As soon as they kiss, she inhales with greed. Next thing, an armoured vehicle pulls in and four men get out. She exhales very quietly. They are all sporting balaclavas and wielding sub-machine guns. As they open fire four ravens emerge from the barrels, reverse the bullets and lodge them inside their eighth murderous eyes. Granny does not move an inch, she sighs, and the men start frantically grasping, and collapse: their fingers beaked, their pupils devoured.

Granny walks towards my closed eyelids and says, “Protect your sockets and unfold the eight answers,” and kisses my forehead.

Hoian, Now Here, April 2025

Only then I open mine.

I see the beak of a seagull going for my left socket. I dodge it and shake the bird off before it shits itself all over my torso and face. Pollock would be proud.

The nightmare is less revolving than waking life. I’m covered in diarrheal toothpaste. It is not pleasant. But then again, I have just realised that I’m back in Viet land, the closest to a home I have found in the last decade, and no matter how many doves could lose their shit over my skinny frame, I would be nothing but grateful. It would be handy to find out how did I get here. I remember nothing but Japan’s last shrine and 1000 Thousand Moons, my virtual mother, command: “you must be relocated.” I also remember Binh, the coconut bowl sailor, who vanished after leaving me here.

Life After Japan

Life outside Japan feels like time travelling: I kind of miss the 22nd century, its immaculate toilets.
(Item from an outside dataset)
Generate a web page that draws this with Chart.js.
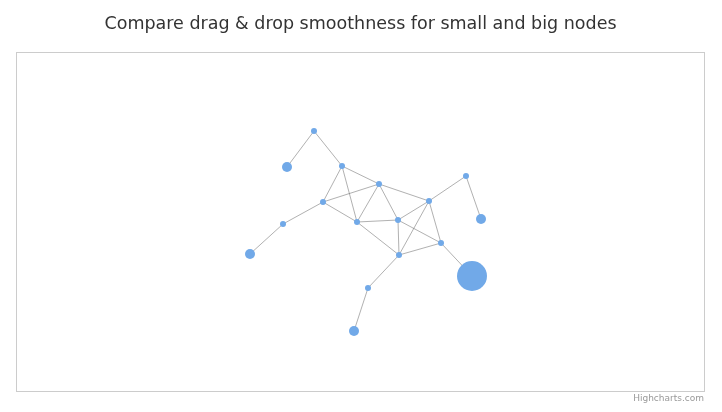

I walk dazed through the dunes, my toes covered in sand and darkened with petrol waste. My phone is inactive and my obnoxious backpack feels heavier than ever.

The beach is a massive dumpster bursting with psoriatic doves shrieking like hell. Their yelling is like Sigur Ros on Valium compared to the karaoke parlours surrounding me, unleashing pumped up local house music, the proverbial Vina House.

I try to walk away from the acoustic clamour only to find an alignment of sewage outfalls opening their pastoral mouths, and releasing yellow foam and solid chunks in deafening fashion.

Loudspeaker as a Weapon

I wonder how many Japanese got killed with a loudspeaker during the bloody lustrum they spent (1940-1945) invading this prodigal, butchered land.

I have read that the amount of deaf babies born here during the 19th and 20th century’s amounts for half of its population. Viet land has been one of the most helplessly shelled countries on Earth over the last two centuries, the easiest, largest target in the increasingly influential Southeast Asia. They have beaten Mongolians, Chinese, Japanese, French, and North Americans barely using their hands, with a 100 thousand times less of a budget and/or an army.

The moral of the story is that you can’t beat togetherness.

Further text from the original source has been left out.